All Stars' aesthetic is the equivalent of a wrestler's entrance on triple espresso: everything is over-the-top. Character models are exaggerated in a way that flatters their personas-Triple H looks like a warlord with a couture haircut; The Undertaker is sculpted for doom; Rey Mysterio practically vibrates with neon energy. The Unreal Engine 3 foundation on PS3 gives the wrestlers weight, and the lighting treats finishers like meteor strikes. Crowd reactions, ring ropes, and the occasional ring-rattling shockwave are rendered with comic-book intensity. The visual design supports storytelling. Legends look comfortably mythic; modern superstars are glossy and athletic.
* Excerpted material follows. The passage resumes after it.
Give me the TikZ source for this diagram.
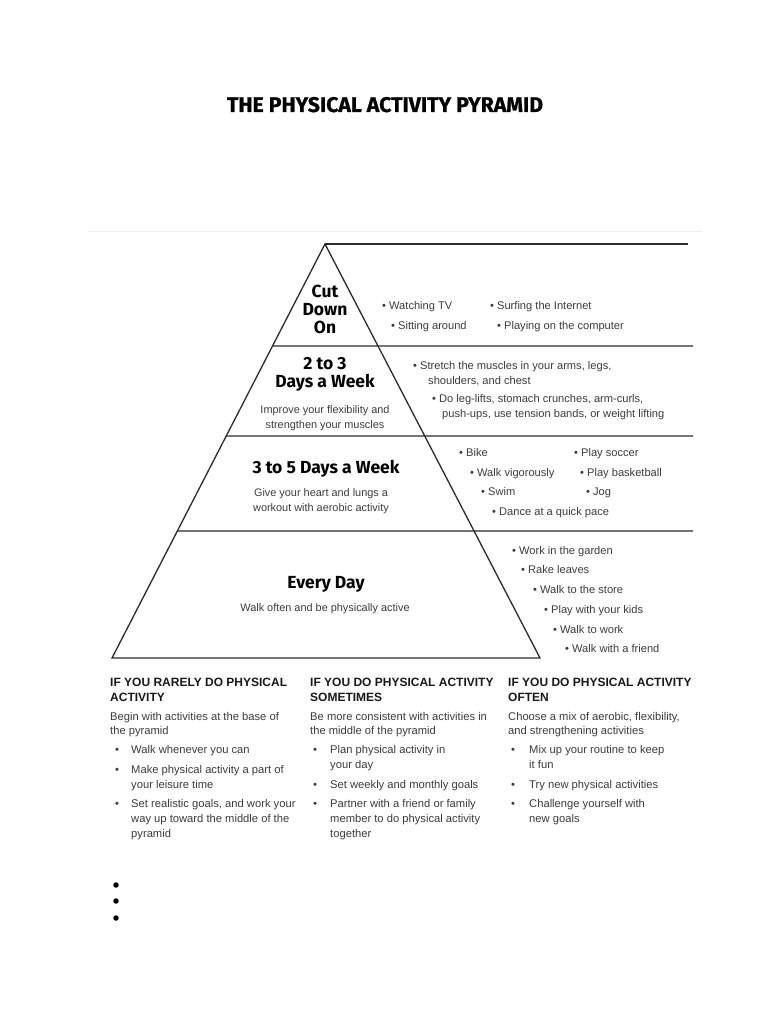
\documentclass[tikz,border=0pt]{standalone}
\usepackage{fontspec}
\setmainfont{Liberation Sans}
\newfontfamily\headfont{Fira Sans}
\newfontfamily\titlefont[BoldFeatures={FakeBold=0.8}]{Fira Sans}
\usetikzlibrary{calc}
\definecolor{ink}{HTML}{2B2B2B}
\definecolor{txt}{HTML}{3C3C3C}
\definecolor{faint}{HTML}{EEEEEE}
\begin{document}
\begin{tikzpicture}[x=1pt,y=-1pt,
 pline/.style={draw=ink,line width=1.3pt},
 head/.style={font=\headfont\bfseries\fontsize{17.5}{18}\selectfont,text=black,inner sep=0,anchor=base},
 sub/.style={font=\fontsize{10.9}{13}\selectfont,text=txt,inner sep=0,anchor=base},
 item/.style={font=\fontsize{11.1}{13}\selectfont,text=txt,inner sep=0,anchor=base west},
 colhead/.style={font=\bfseries\fontsize{12}{14}\selectfont,text=black!90,inner sep=0,anchor=base west},
 coltext/.style={font=\fontsize{11.2}{13}\selectfont,text=txt,inner sep=0,anchor=base west},
 bigdot/.style={circle,fill=black,inner sep=0,minimum size=5.5pt}
]
\fill[white] (0,0) rectangle (768,1024);
\useasboundingbox (0,0) rectangle (768,1024);

% title
\node[anchor=base,inner sep=0] (title) at (385,112) {\resizebox{316pt}{!}{\titlefont\bfseries THE PHYSICAL ACTIVITY PYRAMID}};

% faint rule
\coordinate (f1) at (88,232);
\coordinate (f2) at (702,232);
\draw[faint,line width=1pt] (f1) -- (f2);

% pyramid
\coordinate (apex) at (325,244);
\coordinate (bl) at (112,658);
\coordinate (br) at (540,658);
\coordinate (l1) at ($(apex)!{102/414}!(bl)$);
\coordinate (l2) at ($(apex)!{192/414}!(bl)$);
\coordinate (l3) at ($(apex)!{287/414}!(bl)$);
\coordinate (r0) at (688,244);
\coordinate (r1) at (693,346);
\coordinate (r2) at (693,436);
\coordinate (r3) at (693,531);
\draw[pline,line join=miter] (bl) -- (apex) -- (br) -- cycle;
\draw[pline] (apex) -- (r0);
\draw[pline] (l1) -- (r1);
\draw[pline] (l2) -- (r2);
\draw[pline] (l3) -- (r3);

% level 1
\node[head] (cut) at (325,297) {Cut};
\node[head] (down) at (325,315) {Down};
\node[head] (on) at (325,333) {On};
\node[item] (a1) at (382,309) {\textbullet\ Watching TV};
\node[item] (a2) at (490,309) {\textbullet\ Surfing the Internet};
\node[item] (a3) at (391,329) {\textbullet\ Sitting around};
\node[item] (a4) at (497,329) {\textbullet\ Playing on the computer};

% level 2
\node[head] (h2a) at (325,369) {2 to 3};
\node[head] (h2b) at (325,387) {Days a Week};
\node[sub] (s2a) at (325,413) {Improve your flexibility and};
\node[sub] (s2b) at (325,428) {strengthen your muscles};
\node[item] (b1) at (413,369) {\textbullet\ Stretch the muscles in your arms, legs,};
\node[item] (b2) at (428,384) {shoulders, and chest};
\node[item] (b3) at (432,402) {\textbullet\ Do leg-lifts, stomach crunches, arm-curls,};
\node[item] (b4) at (442,417) {push-ups, use tension bands, or weight lifting};

% level 3
\node[head] (h3) at (326,473) {3 to 5 Days a Week};
\node[sub] (s3a) at (321,496) {Give your heart and lungs a};
\node[sub] (s3b) at (321,511) {workout with aerobic activity};
\node[item] (c1) at (459,456) {\textbullet\ Bike};
\node[item] (c2) at (574,456) {\textbullet\ Play soccer};
\node[item] (c3) at (470,476) {\textbullet\ Walk vigorously};
\node[item] (c4) at (580,476) {\textbullet\ Play basketball};
\node[item] (c5) at (481,495) {\textbullet\ Swim};
\node[item] (c6) at (586,495) {\textbullet\ Jog};
\node[item] (c7) at (492,515) {\textbullet\ Dance at a quick pace};

% level 4
\node[head] (h4) at (326,588) {Every Day};
\node[sub] (s4) at (325,611) {Walk often and be physically active};
\node[item] (d1) at (512,554) {\textbullet\ Work in the garden};
\node[item] (d2) at (521,573) {\textbullet\ Rake leaves};
\node[item] (d3) at (533,593) {\textbullet\ Walk to the store};
\node[item] (d4) at (544,613) {\textbullet\ Play with your kids};
\node[item] (d5) at (553,633) {\textbullet\ Walk to work};
\node[item] (d6) at (565,652) {\textbullet\ Walk with a friend};

% column 1
\node[colhead] (k1a) at (110,686.5) {IF YOU RARELY DO PHYSICAL};
\node[colhead] (k1b) at (110,701.5) {ACTIVITY};
\node[coltext] (t1a) at (110,720) {Begin with activities at the base of};
\node[coltext] (t1b) at (110,734) {the pyramid};
\node[coltext] (u1) at (115,753) {\textbullet};
\node[coltext] (v1) at (131,753) {Walk whenever you can};
\node[coltext] (u2) at (115,773) {\textbullet};
\node[coltext] (v2) at (131,773) {Make physical activity a part of};
\node[coltext] (v3) at (131,788) {your leisure time};
\node[coltext] (u3) at (115,807) {\textbullet};
\node[coltext] (v4) at (131,807) {Set realistic goals, and work your};
\node[coltext] (v5) at (131,822) {way up toward the middle of the};
\node[coltext] (v6) at (131,837) {pyramid};

% column 2
\node[colhead] (k2a) at (310,686.5) {IF YOU DO PHYSICAL ACTIVITY};
\node[colhead] (k2b) at (310,701.5) {SOMETIMES};
\node[coltext] (t2a) at (310,720) {Be more consistent with activities in};
\node[coltext] (t2b) at (310,734) {the middle of the pyramid};
\node[coltext] (w1) at (313,753) {\textbullet};
\node[coltext] (x1) at (330,753) {Plan physical activity in};
\node[coltext] (x2) at (330,768) {your day};
\node[coltext] (w2) at (313,788) {\textbullet};
\node[coltext] (x3) at (330,788) {Set weekly and monthly goals};
\node[coltext] (w3) at (313,807) {\textbullet};
\node[coltext] (x4) at (330,807) {Partner with a friend or family};
\node[coltext] (x5) at (330,822) {member to do physical activity};
\node[coltext] (x6) at (330,837) {together};

% column 3
\node[colhead] (k3a) at (508,686.5) {IF YOU DO PHYSICAL ACTIVITY};
\node[colhead] (k3b) at (508,701.5) {OFTEN};
\node[coltext] (t3a) at (508,720) {Choose a mix of aerobic, flexibility,};
\node[coltext] (t3b) at (508,734) {and strengthening activities};
\node[coltext] (y1) at (511,753) {\textbullet};
\node[coltext] (z1) at (529,753) {Mix up your routine to keep};
\node[coltext] (z2) at (529,768) {it fun};
\node[coltext] (y2) at (511,788) {\textbullet};
\node[coltext] (z3) at (529,788) {Try new physical activities};
\node[coltext] (y3) at (511,807) {\textbullet};
\node[coltext] (z4) at (529,807) {Challenge yourself with};
\node[coltext] (z5) at (529,822) {new goals};

% stray bullets
\node[bigdot] (e1) at (116,885) {};
\node[bigdot] (e2) at (116,901) {};
\node[bigdot] (e3) at (116,918) {};
\end{tikzpicture}
\end{document}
Cutscenes are short but cinematic, and they rely on visual shorthand-shadow, close-up, a snap of rage-to tell arcs in 30 seconds. The whole presentation screams "greatest hits montage," and that is both a strength and a constraint: while the art direction is consistently fun, the exaggerated look occasionally sacrifices subtlety. If you want realistic bruises or sweaty pores you will be disappointed, but if you want your DDT to look like a meteor strike, this game's camera will helpfully zoom in, add lens flares, and play triumphant music.

Conclusion

WWE All Stars on PS3 is a love letter to spectacle, roster nostalgia, and the melodrama of professional wrestling. It isn't a deep career simulator, and if you're a purist for realism you'll find its cartoonish flourishes grating. What it does excel at is turning individual matches into miniature story arcs where characters arrive, make a point, and leave the ring having said something about who they are. The Undertaker remains the ominous endpoint, Randy Orton the opportunistic predator, D-Generation X the wise-cracking chaos merchants, and the fantasy matchups let the game play theatre director for a night. With a Metacritic-equivalent hovering in the mid-70s and critics praising its art design and brisk gameplay, All Stars earns its place in the pantheon of arcade wrestling. It's short, occasionally repetitive, and the online servers have since been retired, but as a single-player or local multiplayer experience it still delivers the catharsis of a perfect finisher. If you're in your late teens or early twenties and you like your stories loud, punchy, and with a soundtrack, WWE All Stars is worth dusting off-put it on, pick your favorite legend or modern brawler, and let the short, glorious arc of each match do the heavy lifting.